## Begin GIVEN RECORDS

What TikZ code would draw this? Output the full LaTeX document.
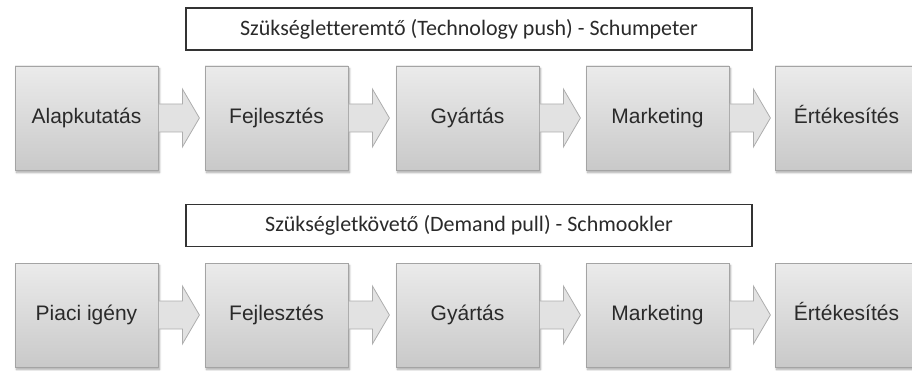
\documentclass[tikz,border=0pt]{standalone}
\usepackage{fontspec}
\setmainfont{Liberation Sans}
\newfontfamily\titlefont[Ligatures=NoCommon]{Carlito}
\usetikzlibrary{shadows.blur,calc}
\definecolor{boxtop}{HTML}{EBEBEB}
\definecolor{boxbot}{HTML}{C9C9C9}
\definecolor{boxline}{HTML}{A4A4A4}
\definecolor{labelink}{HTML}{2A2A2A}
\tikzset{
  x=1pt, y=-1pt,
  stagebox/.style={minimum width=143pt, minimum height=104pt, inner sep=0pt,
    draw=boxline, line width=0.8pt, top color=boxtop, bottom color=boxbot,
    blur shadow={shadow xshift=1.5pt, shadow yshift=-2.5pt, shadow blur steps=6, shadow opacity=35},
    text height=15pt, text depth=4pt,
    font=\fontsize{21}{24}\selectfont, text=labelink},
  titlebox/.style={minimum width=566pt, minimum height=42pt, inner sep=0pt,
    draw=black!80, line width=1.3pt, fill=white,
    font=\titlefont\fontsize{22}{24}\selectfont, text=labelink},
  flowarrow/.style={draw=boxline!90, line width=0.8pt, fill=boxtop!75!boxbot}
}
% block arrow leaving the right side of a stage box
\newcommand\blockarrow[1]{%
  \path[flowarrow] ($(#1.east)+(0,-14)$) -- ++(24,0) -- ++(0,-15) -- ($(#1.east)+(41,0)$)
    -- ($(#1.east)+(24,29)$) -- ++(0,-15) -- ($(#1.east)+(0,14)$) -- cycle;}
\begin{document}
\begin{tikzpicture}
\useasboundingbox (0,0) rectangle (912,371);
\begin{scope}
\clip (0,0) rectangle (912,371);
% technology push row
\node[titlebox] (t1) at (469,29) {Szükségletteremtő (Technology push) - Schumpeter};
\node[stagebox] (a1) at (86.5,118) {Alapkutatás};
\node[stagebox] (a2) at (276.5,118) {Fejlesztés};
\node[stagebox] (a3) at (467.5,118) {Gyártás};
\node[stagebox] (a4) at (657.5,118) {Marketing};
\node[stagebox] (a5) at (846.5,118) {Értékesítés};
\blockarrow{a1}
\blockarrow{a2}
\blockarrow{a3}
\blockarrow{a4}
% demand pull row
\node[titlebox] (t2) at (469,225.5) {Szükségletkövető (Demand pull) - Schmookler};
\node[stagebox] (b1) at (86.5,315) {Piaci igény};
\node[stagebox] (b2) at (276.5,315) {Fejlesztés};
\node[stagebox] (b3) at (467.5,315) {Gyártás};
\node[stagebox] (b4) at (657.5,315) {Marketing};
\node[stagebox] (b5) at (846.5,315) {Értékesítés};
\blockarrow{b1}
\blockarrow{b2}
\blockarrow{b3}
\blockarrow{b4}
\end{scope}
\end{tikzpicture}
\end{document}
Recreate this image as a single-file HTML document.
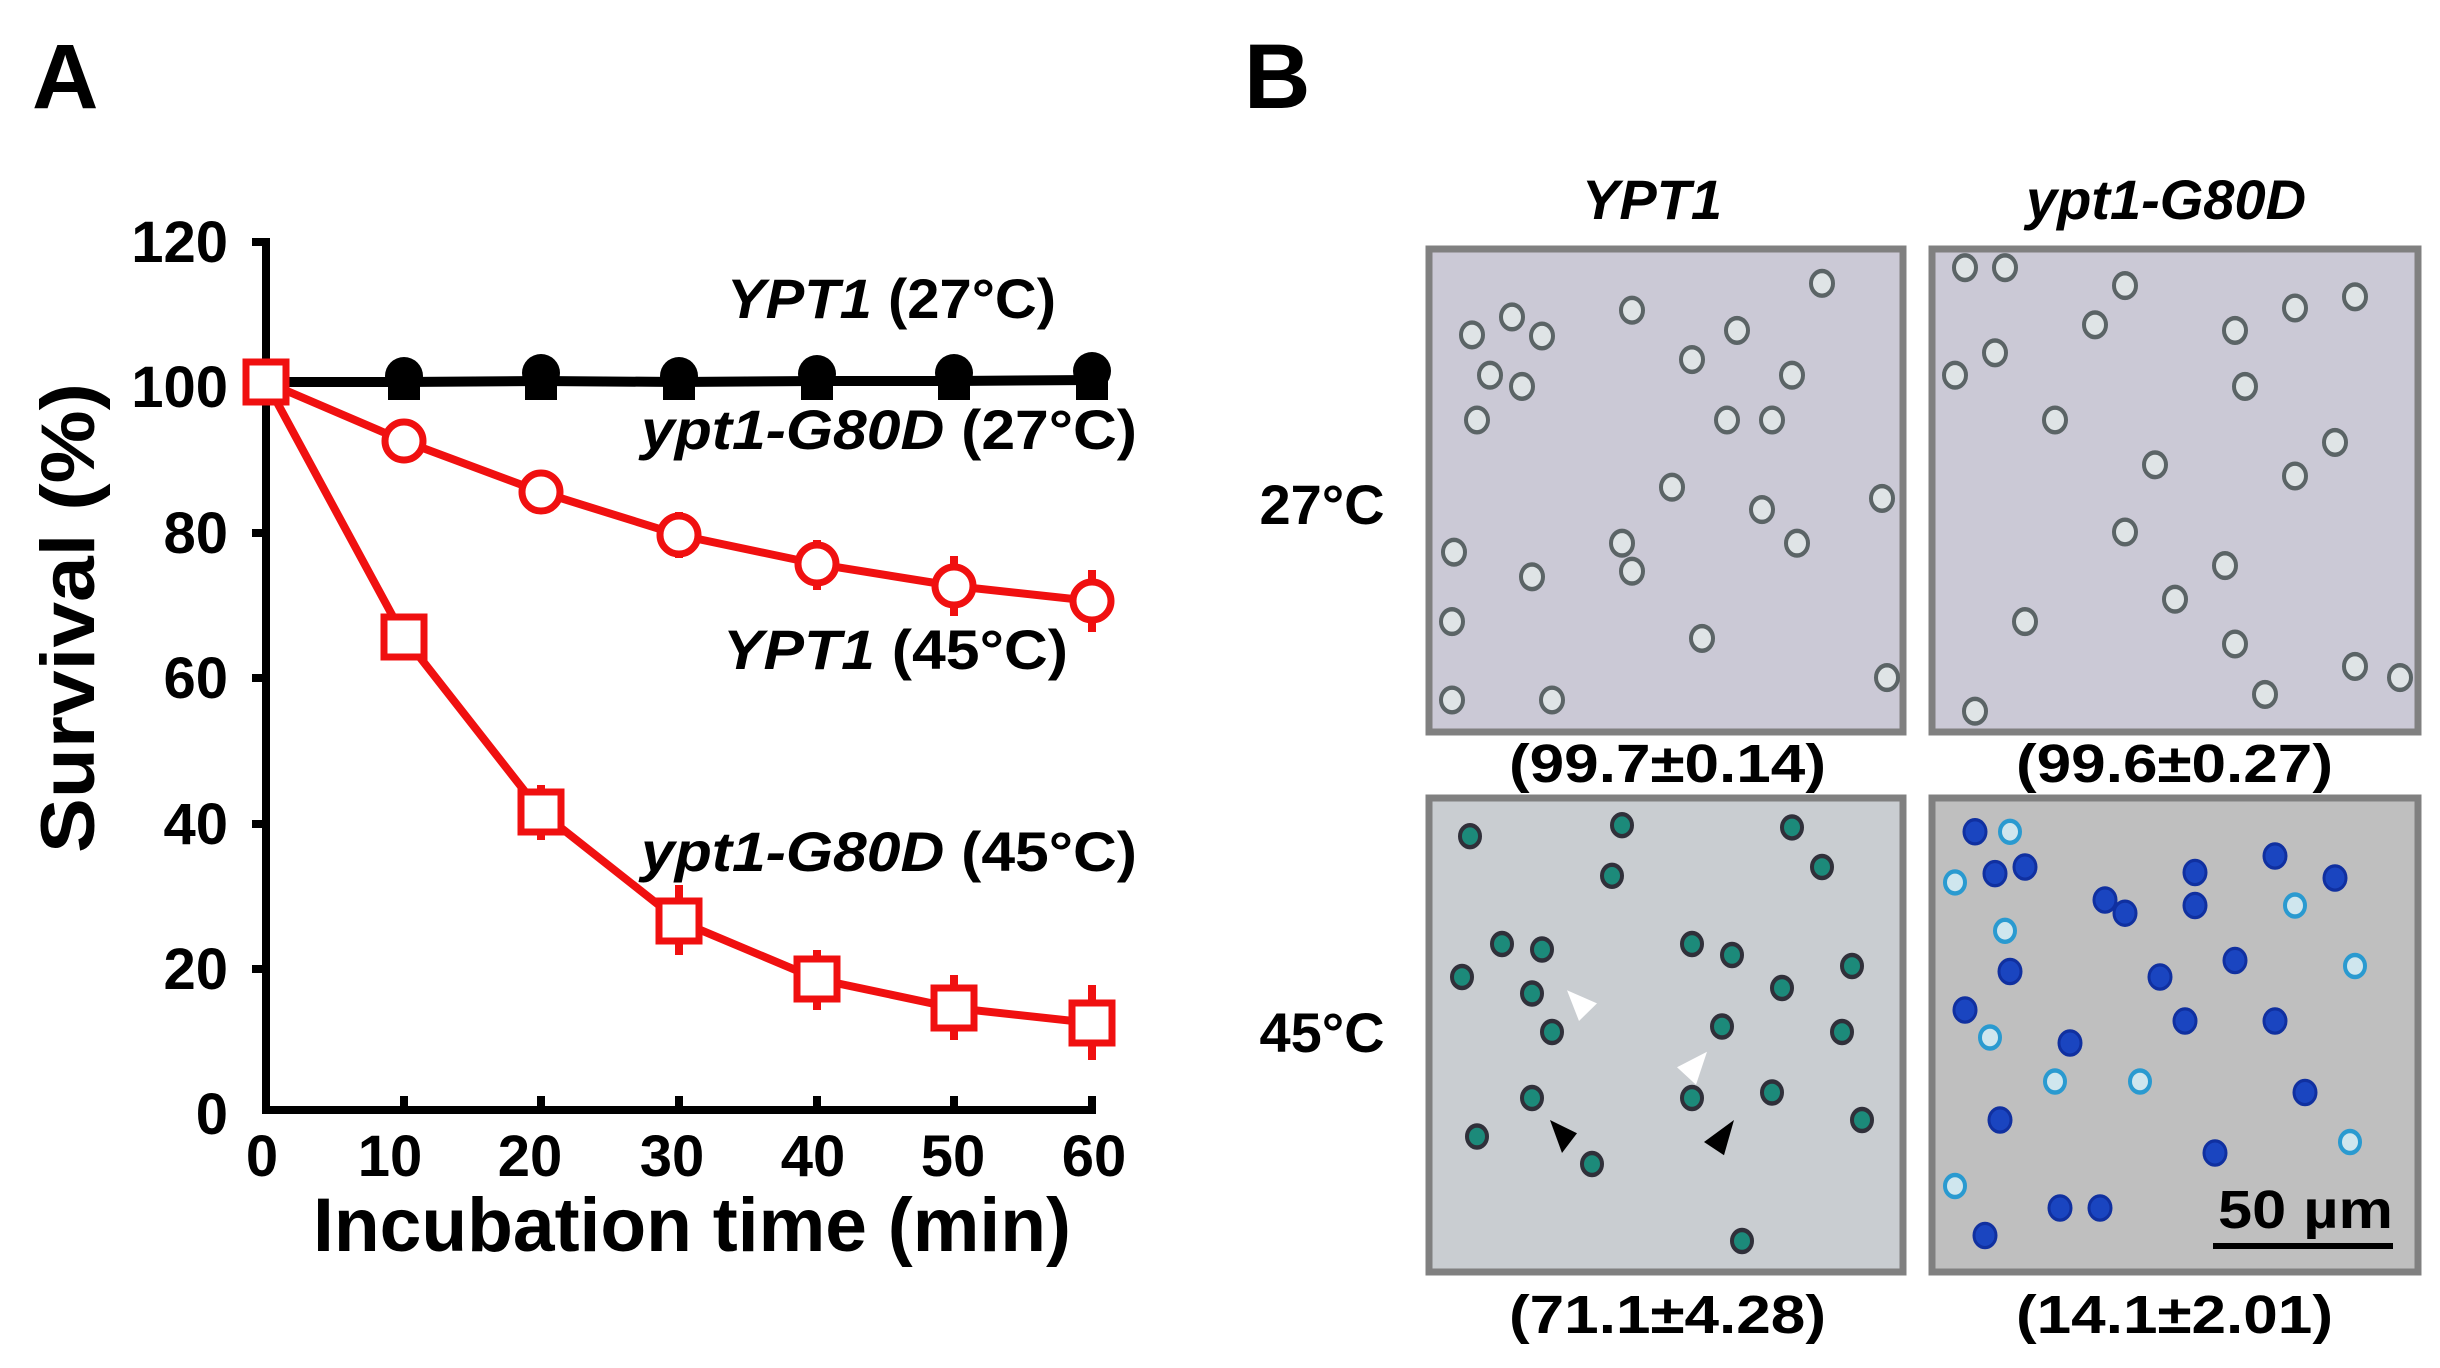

## End GIVEN RECORDS

REQUEST: Copy every record above exactly, leaving out the pictures.

REPLY TO THE EXERCISE:
What TikZ code would draw this? Output the full LaTeX document.
\documentclass[tikz,border=0pt]{standalone}
\usepackage{fontspec}
\setmainfont{Liberation Sans}
\newfontfamily\titlefont[Ligatures=NoCommon]{Carlito}
\usetikzlibrary{shadows.blur,calc}
\definecolor{boxtop}{HTML}{EBEBEB}
\definecolor{boxbot}{HTML}{C9C9C9}
\definecolor{boxline}{HTML}{A4A4A4}
\definecolor{labelink}{HTML}{2A2A2A}
\tikzset{
  x=1pt, y=-1pt,
  stagebox/.style={minimum width=143pt, minimum height=104pt, inner sep=0pt,
    draw=boxline, line width=0.8pt, top color=boxtop, bottom color=boxbot,
    blur shadow={shadow xshift=1.5pt, shadow yshift=-2.5pt, shadow blur steps=6, shadow opacity=35},
    text height=15pt, text depth=4pt,
    font=\fontsize{21}{24}\selectfont, text=labelink},
  titlebox/.style={minimum width=566pt, minimum height=42pt, inner sep=0pt,
    draw=black!80, line width=1.3pt, fill=white,
    font=\titlefont\fontsize{22}{24}\selectfont, text=labelink},
  flowarrow/.style={draw=boxline!90, line width=0.8pt, fill=boxtop!75!boxbot}
}
% block arrow leaving the right side of a stage box
\newcommand\blockarrow[1]{%
  \path[flowarrow] ($(#1.east)+(0,-14)$) -- ++(24,0) -- ++(0,-15) -- ($(#1.east)+(41,0)$)
    -- ($(#1.east)+(24,29)$) -- ++(0,-15) -- ($(#1.east)+(0,14)$) -- cycle;}
\begin{document}
\begin{tikzpicture}
\useasboundingbox (0,0) rectangle (912,371);
\begin{scope}
\clip (0,0) rectangle (912,371);
% technology push row
\node[titlebox] (t1) at (469,29) {Szükségletteremtő (Technology push) - Schumpeter};
\node[stagebox] (a1) at (86.5,118) {Alapkutatás};
\node[stagebox] (a2) at (276.5,118) {Fejlesztés};
\node[stagebox] (a3) at (467.5,118) {Gyártás};
\node[stagebox] (a4) at (657.5,118) {Marketing};
\node[stagebox] (a5) at (846.5,118) {Értékesítés};
\blockarrow{a1}
\blockarrow{a2}
\blockarrow{a3}
\blockarrow{a4}
% demand pull row
\node[titlebox] (t2) at (469,225.5) {Szükségletkövető (Demand pull) - Schmookler};
\node[stagebox] (b1) at (86.5,315) {Piaci igény};
\node[stagebox] (b2) at (276.5,315) {Fejlesztés};
\node[stagebox] (b3) at (467.5,315) {Gyártás};
\node[stagebox] (b4) at (657.5,315) {Marketing};
\node[stagebox] (b5) at (846.5,315) {Értékesítés};
\blockarrow{b1}
\blockarrow{b2}
\blockarrow{b3}
\blockarrow{b4}
\end{scope}
\end{tikzpicture}
\end{document}
Recreate this image as a single-file HTML document.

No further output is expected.